INFLATION remained subdued over the summer lowering the prospect of another interest rate rise. Continuing low inflation of just 1.5 per cent, was thanks mainly to a much lower than expected rise in food and energy prices, although the Central Bank is concerned that inflation could pick up next year.
Overall, the Consumer Price Index (CPI) rose by just 1.5 per cent for the year to mid August, compared to 1.4 per cent in mid May, according to the latest official figures. The figure came as a relief to the Central Bank, which last month allowed one month rates to rise on the money market, forcing a rise in retail interest rates.
The annual figures and the quarterly figure of 0.5 per cent are at the bottom end of analysts' expectations. Some economists had been pencilling in a rise as high as 2 per cent.

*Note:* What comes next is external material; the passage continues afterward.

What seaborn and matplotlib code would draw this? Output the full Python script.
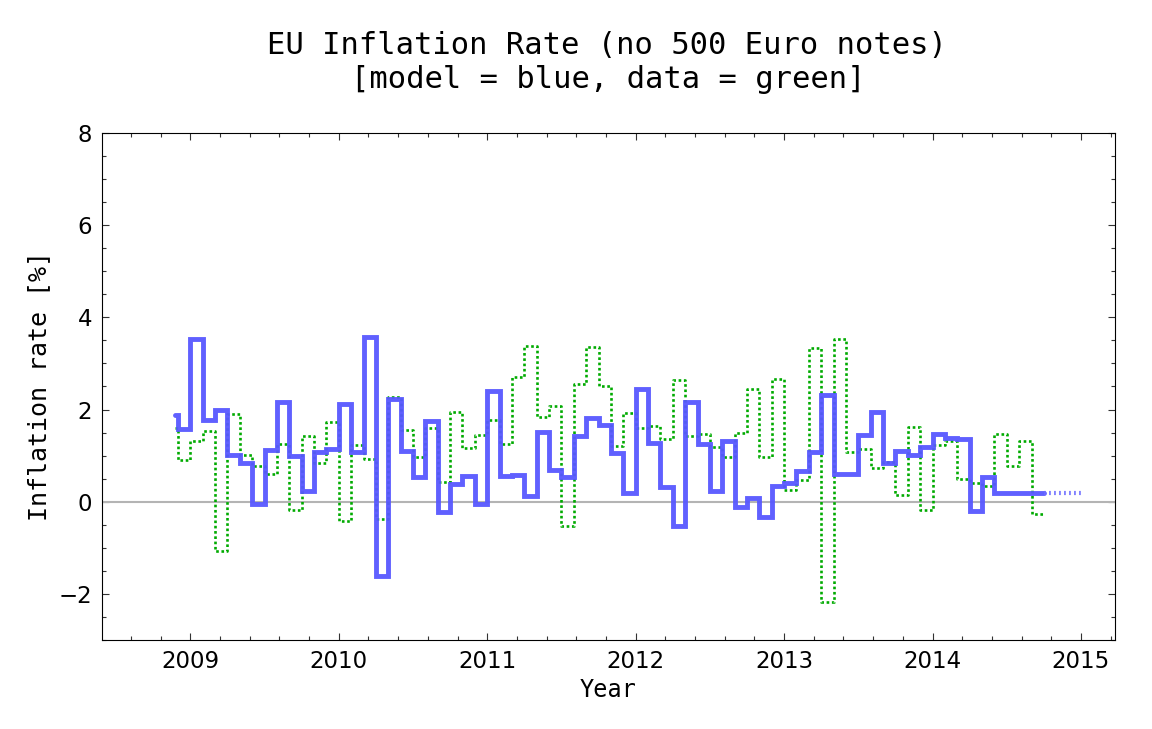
import numpy as np
import pandas as pd
import matplotlib
matplotlib.use("Agg")
import matplotlib.pyplot as plt
import seaborn as sns
from matplotlib.ticker import MultipleLocator

# ---------------- data ----------------
stub_start = 2008.895          # short lead-in before first month
month_start = 2008 + 11 / 12   # December 2008
blue_first = 1.88
green_first = 1.61

model_values = [1.57, 3.52, 1.77, 1.98, 1.01, 0.85, -0.05, 1.12, 2.17, 1.00, 0.24, 1.08, 1.15,
                2.11, 1.08, 3.58, -1.62, 2.22, 1.10, 0.54, 1.76, -0.22, 0.38, 0.56, -0.05,
                2.40, 0.56, 0.58, 0.13, 1.52, 0.69, 0.53, 1.43, 1.82, 1.67, 1.05, 0.19,
                2.45, 1.27, 0.31, -0.53, 2.16, 1.26, 0.24, 1.31, -0.12, 0.09, -0.33,
                0.35, 0.40, 0.67, 1.07, 2.31, 0.61, 0.61, 1.45, 1.95, 0.83,
                1.11, 1.02, 1.19, 1.46, 1.38, 1.36, -0.21, 0.53, 0.19, 0.19, 0.19, 0.19]

data_values = [0.90, 1.32, 1.54, -1.06, 1.91, 1.01, 0.78, 0.61, 1.25, -0.18, 1.43, 0.83, 1.72,
               -0.41, 1.23, 0.92, -0.37, 2.27, 1.55, 0.96, 1.59, 0.43, 1.95, 1.16, 1.45,
               1.77, 1.26, 2.71, 3.37, 1.84, 2.08, -0.53, 2.55, 3.36, 2.51, 1.21, 1.93,
               1.59, 1.64, 1.36, 2.63, 1.43, 1.48, 1.18, 0.96, 1.50, 2.45, 0.97,
               2.66, 0.26, 0.47, 3.33, -2.18, 3.54, 1.07, 1.15, 0.74, 0.87,
               0.14, 1.62, -0.18, 1.23, 1.32, 0.49, 0.40, 0.35, 1.48, 0.78, 1.31, -0.27]

forecast_value = 0.19
forecast_months = 3

x_ticks = [2009, 2010, 2011, 2012, 2013, 2014, 2015]
y_ticks = [-2, 0, 2, 4, 6, 8]

title_line1 = "EU Inflation Rate (no 500 Euro notes)"
title_line2 = "[model = blue, data = green]"
x_label = "Year"
y_label = "Inflation rate [%]"


def step_frame(first, values):
    n = len(values)
    edges = month_start + np.arange(n + 1) / 12
    x = np.concatenate([[stub_start], edges])
    y = np.concatenate([[first], values, [values[-1]]])
    return pd.DataFrame({"t": x, "v": y})


model_df = step_frame(blue_first, model_values)
data_df = step_frame(green_first, data_values)
end_t = month_start + len(model_values) / 12
fc_df = pd.DataFrame({"t": [end_t, end_t + forecast_months / 12],
                      "v": [forecast_value, forecast_value]})

# ---------------- style ----------------
sns.set_theme(style="ticks")
plt.rcParams["font.family"] = ["DejaVu Sans"]
plt.rcParams["text.color"] = "black"
plt.rcParams["axes.labelcolor"] = "black"

fig = plt.figure(figsize=(11.52, 7.29), dpi=100)
ax = fig.add_axes([0.0883, 0.122, 0.8797, 0.6957])

ax.axhline(0, color="#b4b4b4", lw=1.5, zorder=1)

sns.lineplot(data=data_df, x="t", y="v", ax=ax, drawstyle="steps-post",
             color="#00aa00", lw=1.9, linestyle=(0, (1, 1)), zorder=2,
             estimator=None, sort=False)
sns.lineplot(data=model_df, x="t", y="v", ax=ax, drawstyle="steps-post",
             color="#5757ff", lw=3.5, zorder=3, alpha=0.95,
             estimator=None, sort=False, solid_joinstyle="miter")
sns.lineplot(data=fc_df, x="t", y="v", ax=ax, color="#6b6bff",
             lw=3.0, linestyle=(0, (0.45, 0.75)), zorder=3, alpha=0.85,
             estimator=None, sort=False)

ax.set_xlim(2008.403, 2015.23)
ax.set_ylim(-3, 8)
ax.set_xticks(x_ticks)
ax.set_yticks(y_ticks)
ax.xaxis.set_minor_locator(MultipleLocator(0.2))
ax.yaxis.set_minor_locator(MultipleLocator(0.5))
ax.tick_params(which="both", direction="in", top=True, right=True,
               color="#333333", width=0.8, labelsize=16.5, labelcolor="black")
ax.tick_params(which="major", length=5, pad=7)
ax.tick_params(which="minor", length=3)
for s in ax.spines.values():
    s.set_color("black")
    s.set_linewidth(0.8)

mono = "DejaVu Sans Mono"
ax.set_xlabel(x_label, fontsize=17, family=mono, labelpad=4, color="black")
ax.set_ylabel(y_label, fontsize=18, family=mono, labelpad=5, color="black")

fig.text(0.527, 1 - 46 / 729, title_line1, ha="center", va="center",
         fontsize=22, family=mono, color="black")
fig.text(0.528, 1 - 80 / 729, title_line2, ha="center", va="center",
         fontsize=22, family=mono, color="black")

fig.savefig("out.png", dpi=100)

On a EU harmonised basis which standardises the calculation of inflation across the EU inflation rose to 2.2 per cent, from 2 per cent in June. This is still within the Maastricht guidelines of a maximum of 2.7 per cent and around mid way in the table of all the other EU member states.
The CPI excluding mortgages also came in lower than expected at 1.8 per cent, from 1.7 per cent three months ago.
The Central Bank welcomed the "muted inflation numbers" but warned that there was likely to be some upward pressure on prices in the medium term.
The Bank's assistant director general, Dr Michael Casey, said it had to keep a close eye on the EU harmonised measure. "That is the measure we will be judged on for Maastricht qualification," be said.
The Bank is officially predicting average inflation this year of 1.75 per cent, rising to 2.2 per cent next year. However, on the harmonised measure, the Bank is only expecting a rise to 2.25 per cent next year.
Dr Casey said the main threat to inflation would come from excess demand in the economy, although he could not rule out risks from international prices. Oil prices could rise, he said.
Overall, the Bank seems to be most concerned about credit growth, although it expects to seed the credit figures "moderating" over the rest of the year. The "comfort zone" would be credit expansion at around 10 per cent, Dr Casey said. The Bank has no official forecast for credit expansion.
According to Mr Jim O'Leary, chief economist at Davy stockbrokers, the Bank is "entirely wrong" with its emphasis on credit growth.
In any case, he added, the Bank would have serious political problems if it attempted to push interest rates up further.
Ms Aisling Reilly, economist at Goodbody Stockbrokers, said she now believed that inflation had bottomed out.
However, other analysts still the expect the Central Bank to continue engineering another rise in interest rates. "They were hoping that the banks would put up rates by a half point and they only got quarter point rises on average," one said. "They will continue pushing the inter bank rate up to 6 per cent in the hope that the banks will put up rates by another quarter point."
In its Autumn Bulletin, the Central Bank also predicted that growth would slow slightly over the rest of the year. It forecasts that GNP is likely to grow at 5.25 per cent in 1996, compared to a long run average of between 4.5 and 5 per cent.
It is also predicting a rise in imports and a consequent decline in the surplus in the balance of payments from 2.5 per cent in 1995 to 1.5 per cent in 1996.
At the same time, total employment will rise by 37,000 or 3 per cent, it predicts. Taking into account a likely rise in the labour force of 21,000, the unemployment rate on a Labour Force Survey basis is expected to fall to 11.75 per cent.